Ross writes in a way that made me want to hear the pieces of music he describes, and, in the rare instances that I was familiar with the music he discusses, I'd hum it to myself in order to hear in it what he hears. For instance, this is what he writes about "Mack the Knife" (and by the way, if you haven't ever listened to Lotte Lenya's version, you totally should):
"Insidiously hummable... A simple tune circles around and around, coming to rest repeatedly on an added-sixth chord--a C-major triad plus the note A, which was a favorite device of Debussy. That "sweetened" harmony would become a standard device in jazz, but there is something desperate and bedraggled about Weill's use of it here. In the first verse, the main chord is wheezed out on a solo harmonium; thumping bass notes give the melody heavy feet; and throughout, the almost obsessive stress on the note A tends to darken rather than lighten the mood, nudging the music toward the minor mode. "Mack the Knife" is a song chained to one chord. It's a pop tune with no exit."
What's even more cool about The Rest is Noise is that Ross is a longtime blogger who has thoughtfully compiled an online "audio guide" to his book, featuring many of the key pieces of music that he talks about. It's a real 21st-century reading experience! Not only did this immeasurably enhance my appreciation of the book, I expanded my musical tastes. I never guessed I'd be so taken with John Cage's Sonata V for Prepared Piano! (Go here and scroll down to hear it.)

Now I know that as I continue to explore 20th-century music, The Rest is Noise will be my primer and guidebook. I'm already disappointed that in the wake of the financial crisis, San Francisco Opera has canceled the production of Peter Grimes that they were planning for next season, because Ross adores Peter Grimes and spends 10 pages analyzing it. However, SFO will produce Porgy and Bess this summer, and Ross does a 4-page analysis of that opera, which I will surely reread right before I go see it.

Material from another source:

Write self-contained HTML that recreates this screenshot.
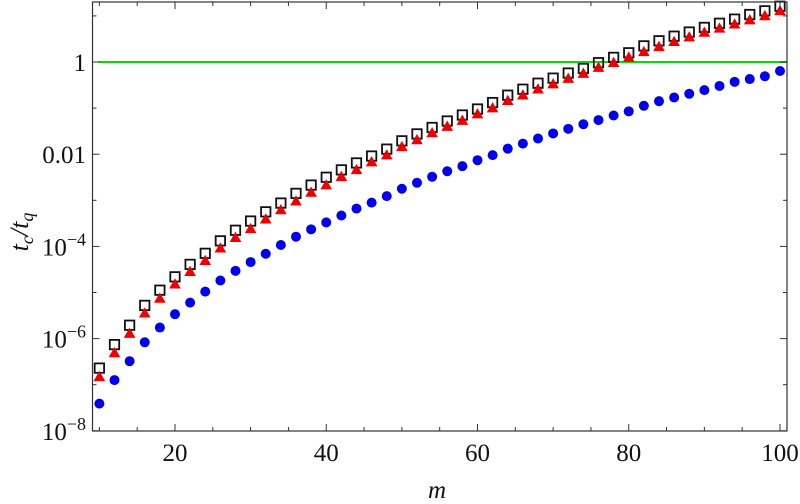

The strongest parts of The Rest is Noise are the ones where Ross can most fully explore his thesis of how composers' work intersected with larger trends--artistic, political, and social--in the culture where they lived. Really a great idea to have the middle three chapters be "The Art of Fear: Music in Stalin's Russia," "Music For All: Music in FDR's America," and "Death Fugue: Music in Hitler's Germany." The final chapters are a little weaker simply because classical music has become more disconnected from the mainstream culture in recent decades, and so the end of the book focuses more on musical criticism than broad cultural analysis. Still, Ross remains an optimist about the state of classical music and a cheerleader for new composers. Indeed, he's caused me to ask: "Why do I know who the hot young playwrights and novelists are, but not the hot young composers?"

Photo of Alex Ross and his book from The Guardian.

1 comment:

Mark In Irvine said...

I haphazardly stumbled across your blog today, and (as I am SUPPOSED to be working on something), I can't linger ... but I want to comment that I agree wholeheartedly with your comments on "The Rest Is Noise", which is/was probably my favorite read within the last year or so. I look forward to stopping in again to read your words, and to be inspired by them to give a bit more time and focus to my own writing.